Exercise brief: All lines holding the string "React" are to be shown.

Records with drawing code:
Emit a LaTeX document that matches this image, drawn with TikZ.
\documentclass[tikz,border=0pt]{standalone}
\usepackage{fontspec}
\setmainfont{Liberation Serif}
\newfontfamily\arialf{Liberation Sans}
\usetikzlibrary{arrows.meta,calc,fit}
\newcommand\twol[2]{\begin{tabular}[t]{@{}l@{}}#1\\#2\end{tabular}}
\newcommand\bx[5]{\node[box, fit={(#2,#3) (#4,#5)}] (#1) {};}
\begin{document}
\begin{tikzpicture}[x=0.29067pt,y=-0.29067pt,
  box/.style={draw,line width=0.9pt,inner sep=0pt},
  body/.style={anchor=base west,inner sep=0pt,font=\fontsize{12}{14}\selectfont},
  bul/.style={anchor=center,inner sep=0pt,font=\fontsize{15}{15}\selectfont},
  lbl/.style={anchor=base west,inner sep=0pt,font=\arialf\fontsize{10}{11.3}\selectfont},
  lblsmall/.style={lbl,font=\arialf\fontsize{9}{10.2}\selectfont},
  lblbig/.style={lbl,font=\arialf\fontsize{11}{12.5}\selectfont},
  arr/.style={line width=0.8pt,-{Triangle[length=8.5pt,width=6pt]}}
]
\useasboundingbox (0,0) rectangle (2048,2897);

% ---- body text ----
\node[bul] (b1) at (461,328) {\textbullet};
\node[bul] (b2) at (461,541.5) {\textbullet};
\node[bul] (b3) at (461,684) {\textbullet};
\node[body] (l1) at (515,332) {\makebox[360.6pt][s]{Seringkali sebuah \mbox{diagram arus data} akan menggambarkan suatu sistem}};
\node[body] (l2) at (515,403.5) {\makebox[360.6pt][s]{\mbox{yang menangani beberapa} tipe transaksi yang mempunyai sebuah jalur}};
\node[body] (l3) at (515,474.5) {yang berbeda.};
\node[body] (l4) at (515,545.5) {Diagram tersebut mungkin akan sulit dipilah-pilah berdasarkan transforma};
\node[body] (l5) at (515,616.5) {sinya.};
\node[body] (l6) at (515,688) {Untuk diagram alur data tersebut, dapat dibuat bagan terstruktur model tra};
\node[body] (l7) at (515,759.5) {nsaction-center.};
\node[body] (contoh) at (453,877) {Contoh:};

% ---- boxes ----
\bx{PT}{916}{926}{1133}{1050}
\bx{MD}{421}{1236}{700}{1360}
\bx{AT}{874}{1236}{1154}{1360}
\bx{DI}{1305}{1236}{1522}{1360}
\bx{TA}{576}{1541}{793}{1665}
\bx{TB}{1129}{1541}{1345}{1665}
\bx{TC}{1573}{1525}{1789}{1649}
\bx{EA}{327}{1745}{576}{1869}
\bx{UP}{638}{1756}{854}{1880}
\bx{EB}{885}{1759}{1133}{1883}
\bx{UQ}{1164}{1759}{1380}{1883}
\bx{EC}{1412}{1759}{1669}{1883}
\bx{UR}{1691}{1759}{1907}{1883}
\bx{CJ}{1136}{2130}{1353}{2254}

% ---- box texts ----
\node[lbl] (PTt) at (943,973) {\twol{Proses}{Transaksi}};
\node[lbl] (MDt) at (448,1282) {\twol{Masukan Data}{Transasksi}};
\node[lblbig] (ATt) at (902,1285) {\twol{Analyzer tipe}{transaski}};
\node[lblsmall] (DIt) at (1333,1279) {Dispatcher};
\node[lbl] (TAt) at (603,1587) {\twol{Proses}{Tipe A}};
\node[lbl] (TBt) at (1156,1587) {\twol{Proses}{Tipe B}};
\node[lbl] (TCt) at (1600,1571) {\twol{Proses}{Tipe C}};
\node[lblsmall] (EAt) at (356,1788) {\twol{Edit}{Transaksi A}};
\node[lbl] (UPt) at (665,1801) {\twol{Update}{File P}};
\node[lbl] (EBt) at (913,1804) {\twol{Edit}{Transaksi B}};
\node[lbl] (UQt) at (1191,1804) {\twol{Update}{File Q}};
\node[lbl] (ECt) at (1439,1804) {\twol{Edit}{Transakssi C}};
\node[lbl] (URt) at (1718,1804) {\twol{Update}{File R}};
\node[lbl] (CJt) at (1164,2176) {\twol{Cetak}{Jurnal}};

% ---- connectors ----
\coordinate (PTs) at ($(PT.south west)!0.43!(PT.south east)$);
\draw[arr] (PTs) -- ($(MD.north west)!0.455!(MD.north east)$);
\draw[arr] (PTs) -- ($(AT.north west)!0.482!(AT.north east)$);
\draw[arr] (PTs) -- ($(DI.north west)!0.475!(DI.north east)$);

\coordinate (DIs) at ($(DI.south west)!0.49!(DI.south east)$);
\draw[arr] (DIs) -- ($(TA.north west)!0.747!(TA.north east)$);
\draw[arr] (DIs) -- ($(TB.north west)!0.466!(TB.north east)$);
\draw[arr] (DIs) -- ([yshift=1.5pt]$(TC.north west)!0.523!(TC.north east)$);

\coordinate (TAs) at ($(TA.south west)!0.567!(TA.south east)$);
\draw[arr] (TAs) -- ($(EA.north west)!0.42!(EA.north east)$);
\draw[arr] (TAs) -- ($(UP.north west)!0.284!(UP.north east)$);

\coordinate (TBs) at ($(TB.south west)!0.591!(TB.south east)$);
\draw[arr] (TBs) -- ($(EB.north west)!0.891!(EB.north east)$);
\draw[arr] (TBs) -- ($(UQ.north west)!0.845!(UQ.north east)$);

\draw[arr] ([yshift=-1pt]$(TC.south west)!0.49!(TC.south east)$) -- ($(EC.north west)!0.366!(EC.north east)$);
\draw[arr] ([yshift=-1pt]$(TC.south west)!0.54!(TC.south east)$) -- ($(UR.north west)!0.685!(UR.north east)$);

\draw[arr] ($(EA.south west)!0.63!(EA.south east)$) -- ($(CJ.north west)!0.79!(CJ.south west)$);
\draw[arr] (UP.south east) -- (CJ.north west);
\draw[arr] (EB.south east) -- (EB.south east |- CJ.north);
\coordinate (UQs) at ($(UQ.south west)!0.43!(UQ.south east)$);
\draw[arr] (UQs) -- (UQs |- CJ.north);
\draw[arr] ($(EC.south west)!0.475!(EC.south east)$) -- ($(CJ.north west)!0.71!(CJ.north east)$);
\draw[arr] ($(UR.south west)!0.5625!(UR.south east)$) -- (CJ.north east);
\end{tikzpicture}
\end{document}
...
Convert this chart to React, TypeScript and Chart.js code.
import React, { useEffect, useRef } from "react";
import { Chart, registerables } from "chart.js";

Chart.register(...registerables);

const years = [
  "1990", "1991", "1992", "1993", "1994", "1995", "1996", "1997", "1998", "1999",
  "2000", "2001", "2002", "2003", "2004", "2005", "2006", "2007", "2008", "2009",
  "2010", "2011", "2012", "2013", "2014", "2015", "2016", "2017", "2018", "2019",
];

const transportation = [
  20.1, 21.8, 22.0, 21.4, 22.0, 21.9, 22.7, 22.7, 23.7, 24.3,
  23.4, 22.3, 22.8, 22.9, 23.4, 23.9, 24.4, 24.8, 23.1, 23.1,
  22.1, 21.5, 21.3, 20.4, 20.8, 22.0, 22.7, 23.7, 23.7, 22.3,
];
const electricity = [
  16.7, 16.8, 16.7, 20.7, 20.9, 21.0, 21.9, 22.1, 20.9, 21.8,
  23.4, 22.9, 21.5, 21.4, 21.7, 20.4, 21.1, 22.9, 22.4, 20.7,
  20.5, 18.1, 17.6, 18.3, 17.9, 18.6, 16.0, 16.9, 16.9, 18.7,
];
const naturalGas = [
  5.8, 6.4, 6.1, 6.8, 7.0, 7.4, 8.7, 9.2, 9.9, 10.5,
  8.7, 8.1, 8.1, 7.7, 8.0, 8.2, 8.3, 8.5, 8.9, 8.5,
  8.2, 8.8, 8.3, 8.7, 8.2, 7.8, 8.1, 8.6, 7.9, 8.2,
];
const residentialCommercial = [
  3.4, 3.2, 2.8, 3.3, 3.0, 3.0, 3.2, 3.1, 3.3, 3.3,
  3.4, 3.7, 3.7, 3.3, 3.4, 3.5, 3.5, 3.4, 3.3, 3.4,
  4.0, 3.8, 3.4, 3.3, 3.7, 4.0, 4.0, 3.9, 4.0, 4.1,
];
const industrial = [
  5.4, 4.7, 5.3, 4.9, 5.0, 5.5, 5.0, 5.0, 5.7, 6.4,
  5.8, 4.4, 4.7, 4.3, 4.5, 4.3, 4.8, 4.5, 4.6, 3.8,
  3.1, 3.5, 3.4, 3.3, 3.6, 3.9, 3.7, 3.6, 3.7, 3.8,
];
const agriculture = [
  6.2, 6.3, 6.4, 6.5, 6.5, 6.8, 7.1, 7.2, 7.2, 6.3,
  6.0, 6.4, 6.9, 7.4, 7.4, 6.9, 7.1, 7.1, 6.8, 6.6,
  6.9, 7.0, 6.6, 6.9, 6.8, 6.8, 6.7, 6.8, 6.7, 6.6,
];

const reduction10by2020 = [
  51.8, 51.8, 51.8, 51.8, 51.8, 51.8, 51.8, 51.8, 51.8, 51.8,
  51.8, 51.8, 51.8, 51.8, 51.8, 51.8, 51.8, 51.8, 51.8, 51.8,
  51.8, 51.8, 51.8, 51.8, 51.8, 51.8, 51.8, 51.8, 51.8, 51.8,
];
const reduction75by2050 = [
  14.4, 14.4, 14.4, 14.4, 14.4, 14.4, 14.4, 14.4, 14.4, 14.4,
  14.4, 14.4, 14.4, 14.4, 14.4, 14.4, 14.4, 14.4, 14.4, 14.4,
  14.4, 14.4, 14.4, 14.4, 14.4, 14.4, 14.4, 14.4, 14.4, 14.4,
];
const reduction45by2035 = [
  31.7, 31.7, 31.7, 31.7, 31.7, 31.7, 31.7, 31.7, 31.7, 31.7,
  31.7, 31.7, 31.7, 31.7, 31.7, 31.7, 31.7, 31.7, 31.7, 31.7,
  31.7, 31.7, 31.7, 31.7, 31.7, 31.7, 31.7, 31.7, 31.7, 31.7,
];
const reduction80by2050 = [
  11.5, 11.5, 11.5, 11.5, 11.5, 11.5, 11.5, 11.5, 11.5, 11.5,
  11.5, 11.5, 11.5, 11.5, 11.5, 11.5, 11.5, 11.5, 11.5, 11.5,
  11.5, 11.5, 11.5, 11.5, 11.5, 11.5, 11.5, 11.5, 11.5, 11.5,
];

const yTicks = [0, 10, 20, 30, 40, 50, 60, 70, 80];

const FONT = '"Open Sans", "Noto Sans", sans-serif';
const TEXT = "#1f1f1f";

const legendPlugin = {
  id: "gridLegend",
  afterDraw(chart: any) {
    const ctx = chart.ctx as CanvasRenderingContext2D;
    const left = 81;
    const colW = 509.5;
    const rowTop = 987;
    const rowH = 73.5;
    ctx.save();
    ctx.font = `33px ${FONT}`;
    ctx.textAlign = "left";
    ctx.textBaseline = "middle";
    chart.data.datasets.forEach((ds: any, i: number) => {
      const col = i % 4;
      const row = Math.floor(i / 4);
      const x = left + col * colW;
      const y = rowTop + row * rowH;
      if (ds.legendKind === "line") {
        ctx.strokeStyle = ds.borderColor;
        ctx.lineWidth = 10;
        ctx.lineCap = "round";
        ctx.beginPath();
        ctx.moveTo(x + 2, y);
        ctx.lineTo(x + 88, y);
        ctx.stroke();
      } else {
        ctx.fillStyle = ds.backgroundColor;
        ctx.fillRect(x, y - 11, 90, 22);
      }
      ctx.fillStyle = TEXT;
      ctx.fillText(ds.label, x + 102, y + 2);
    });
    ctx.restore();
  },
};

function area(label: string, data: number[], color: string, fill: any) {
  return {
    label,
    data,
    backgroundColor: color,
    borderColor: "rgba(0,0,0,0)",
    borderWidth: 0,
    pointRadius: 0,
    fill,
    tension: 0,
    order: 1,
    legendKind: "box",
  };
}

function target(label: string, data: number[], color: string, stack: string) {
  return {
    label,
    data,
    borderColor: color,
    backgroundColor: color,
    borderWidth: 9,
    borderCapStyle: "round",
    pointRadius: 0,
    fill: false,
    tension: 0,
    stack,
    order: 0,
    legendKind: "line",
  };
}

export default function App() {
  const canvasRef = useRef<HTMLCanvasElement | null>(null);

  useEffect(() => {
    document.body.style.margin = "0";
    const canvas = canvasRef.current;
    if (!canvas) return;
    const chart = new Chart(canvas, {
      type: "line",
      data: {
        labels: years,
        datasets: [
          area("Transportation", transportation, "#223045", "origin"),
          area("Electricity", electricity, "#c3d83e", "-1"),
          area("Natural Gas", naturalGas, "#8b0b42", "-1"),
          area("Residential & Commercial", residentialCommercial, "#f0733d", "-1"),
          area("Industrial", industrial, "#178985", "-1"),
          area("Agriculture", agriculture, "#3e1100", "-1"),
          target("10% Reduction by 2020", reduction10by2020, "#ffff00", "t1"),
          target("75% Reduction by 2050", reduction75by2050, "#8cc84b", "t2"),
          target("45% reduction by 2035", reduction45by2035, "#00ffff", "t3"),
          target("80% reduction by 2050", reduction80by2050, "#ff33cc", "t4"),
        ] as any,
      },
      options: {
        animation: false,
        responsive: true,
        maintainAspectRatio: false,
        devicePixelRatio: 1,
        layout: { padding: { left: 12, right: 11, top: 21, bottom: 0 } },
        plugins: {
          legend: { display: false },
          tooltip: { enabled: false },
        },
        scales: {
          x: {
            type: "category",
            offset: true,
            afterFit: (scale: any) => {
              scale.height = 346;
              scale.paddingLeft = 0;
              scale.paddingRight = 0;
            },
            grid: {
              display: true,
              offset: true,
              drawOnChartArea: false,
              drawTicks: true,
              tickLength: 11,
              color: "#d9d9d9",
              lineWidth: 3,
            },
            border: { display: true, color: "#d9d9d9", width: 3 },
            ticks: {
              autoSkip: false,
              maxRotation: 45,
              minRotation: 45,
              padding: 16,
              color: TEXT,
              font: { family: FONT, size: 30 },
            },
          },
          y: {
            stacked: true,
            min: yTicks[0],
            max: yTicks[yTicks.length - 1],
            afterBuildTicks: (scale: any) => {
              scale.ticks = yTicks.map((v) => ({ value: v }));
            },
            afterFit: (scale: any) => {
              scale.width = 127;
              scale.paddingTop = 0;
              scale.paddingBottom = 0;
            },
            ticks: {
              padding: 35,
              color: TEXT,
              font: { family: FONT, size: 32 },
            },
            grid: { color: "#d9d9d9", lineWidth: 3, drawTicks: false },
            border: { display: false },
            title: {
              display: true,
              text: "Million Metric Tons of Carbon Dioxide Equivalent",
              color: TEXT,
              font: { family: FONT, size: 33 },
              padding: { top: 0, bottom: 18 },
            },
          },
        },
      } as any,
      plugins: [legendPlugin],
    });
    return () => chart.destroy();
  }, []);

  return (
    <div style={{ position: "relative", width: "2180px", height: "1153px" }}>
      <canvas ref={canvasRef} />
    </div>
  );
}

Response to the task:
Convert this chart to React, TypeScript and Chart.js code.
import React, { useEffect, useRef } from "react";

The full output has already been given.